[Your objective]:
Write out the entire listing below exactly, with the pictures left out.

[Source material]:
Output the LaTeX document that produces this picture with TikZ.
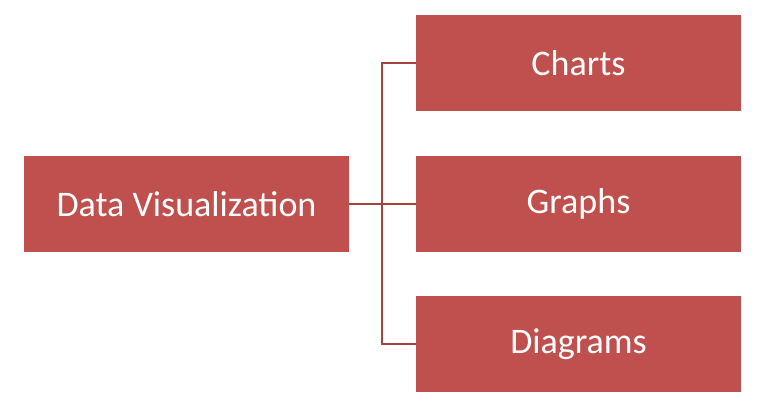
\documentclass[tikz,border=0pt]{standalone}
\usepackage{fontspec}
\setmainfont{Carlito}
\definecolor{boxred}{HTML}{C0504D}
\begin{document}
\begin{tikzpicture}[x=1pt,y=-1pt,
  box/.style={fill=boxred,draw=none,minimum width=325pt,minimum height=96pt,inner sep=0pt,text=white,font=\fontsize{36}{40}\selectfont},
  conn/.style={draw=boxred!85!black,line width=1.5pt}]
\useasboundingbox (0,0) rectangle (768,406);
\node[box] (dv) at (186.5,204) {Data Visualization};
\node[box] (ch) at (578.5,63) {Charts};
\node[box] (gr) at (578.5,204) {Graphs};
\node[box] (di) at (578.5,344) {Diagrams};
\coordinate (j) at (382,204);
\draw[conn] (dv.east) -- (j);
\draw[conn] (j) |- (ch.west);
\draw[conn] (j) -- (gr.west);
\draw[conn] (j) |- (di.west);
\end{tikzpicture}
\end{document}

[Task output]:
Output the LaTeX document that produces this picture with TikZ.
\documentclass[tikz,border=0pt]{standalone}
\usepackage{fontspec}
\setmainfont{Carlito}
\definecolor{boxred}{HTML}{C0504D}
\begin{document}
\begin{tikzpicture}[x=1pt,y=-1pt,
  box/.style={fill=boxred,draw=none,minimum width=325pt,minimum height=96pt,inner sep=0pt,text=white,font=\fontsize{36}{40}\selectfont},
  conn/.style={draw=boxred!85!black,line width=1.5pt}]
\useasboundingbox (0,0) rectangle (768,406);
\node[box] (dv) at (186.5,204) {Data Visualization};
\node[box] (ch) at (578.5,63) {Charts};
\node[box] (gr) at (578.5,204) {Graphs};
\node[box] (di) at (578.5,344) {Diagrams};
\coordinate (j) at (382,204);
\draw[conn] (dv.east) -- (j);
\draw[conn] (j) |- (ch.west);
\draw[conn] (j) -- (gr.west);
\draw[conn] (j) |- (di.west);
\end{tikzpicture}
\end{document}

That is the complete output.